Contribution Among Co-Guarantors
The appellate court also addressed the issue of contribution among co-guarantors, which the district court had considered in its ruling. The Torstensons argued that the law governing contribution was irrelevant since the other co-guarantors were not involved in the litigation and had released any claims for contribution under the settlement agreement. The court noted that contribution claims typically arise among co-guarantors, but in this case, the other co-guarantors did not join the action, and their rights were not at issue. The court highlighted that since no claims for contribution were validly raised against the Torstensons by the co-guarantors, the district court's focus on this area was erroneous. Therefore, the appellate court concluded that the district court's analysis concerning contribution was unfounded and did not pertain to the Torstensons' claim against Birchwood.
Breach of Fiduciary Duty and Piercing the Corporate Veil
The court then turned to the district court’s finding that the Torstensons had breached a fiduciary duty to Birchwood, which led to the decision to pierce the corporate veil of Tierra Linda, L.L.C. The appellate court reasoned that the Torstensons, as members of TL, did not owe a fiduciary duty to Birchwood in their individual capacity. The court noted that under Iowa law, only members of a limited liability company owe such duties to the company, and since the Torstensons were not members of Birchwood, they could not be held personally liable for any alleged breach. Furthermore, the appellate court found that the district court's determination to pierce the corporate veil was erroneous, as there was no legal basis to hold the Torstensons personally liable given the corporate structure and the operating agreement provisions. Consequently, the appellate court reversed the district court's decision regarding the piercing of the corporate veil and the associated fiduciary duty claims.

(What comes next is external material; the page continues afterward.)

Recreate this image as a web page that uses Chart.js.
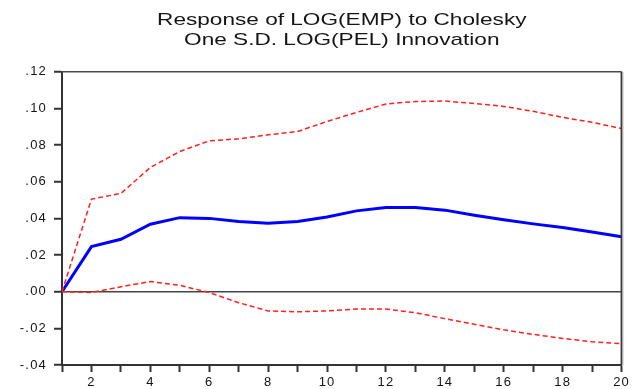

Unjust Enrichment Argument
Finally, the court considered Birchwood's counterclaim alleging unjust enrichment against the Torstensons. The Iowa Court of Appeals clarified that the principle of unjust enrichment could not be applied in this case, as the Torstensons were seeking reimbursement for their payments under the personal guaranties and were not attempting to benefit at the expense of others. The court emphasized that unjust enrichment typically applies when one party benefits unfairly at another's expense, but in this instance, the Torstensons had fulfilled their obligation as guarantors and were entitled to reimbursement. Therefore, the appellate court held that the Torstensons were not unjustly enriched, but rather had a legitimate right to recoup the amounts they paid towards Birchwood's obligations under the guaranties. This reasoning solidified the court's conclusion that the Torstensons were entitled to the full reimbursement amount sought in their appeal.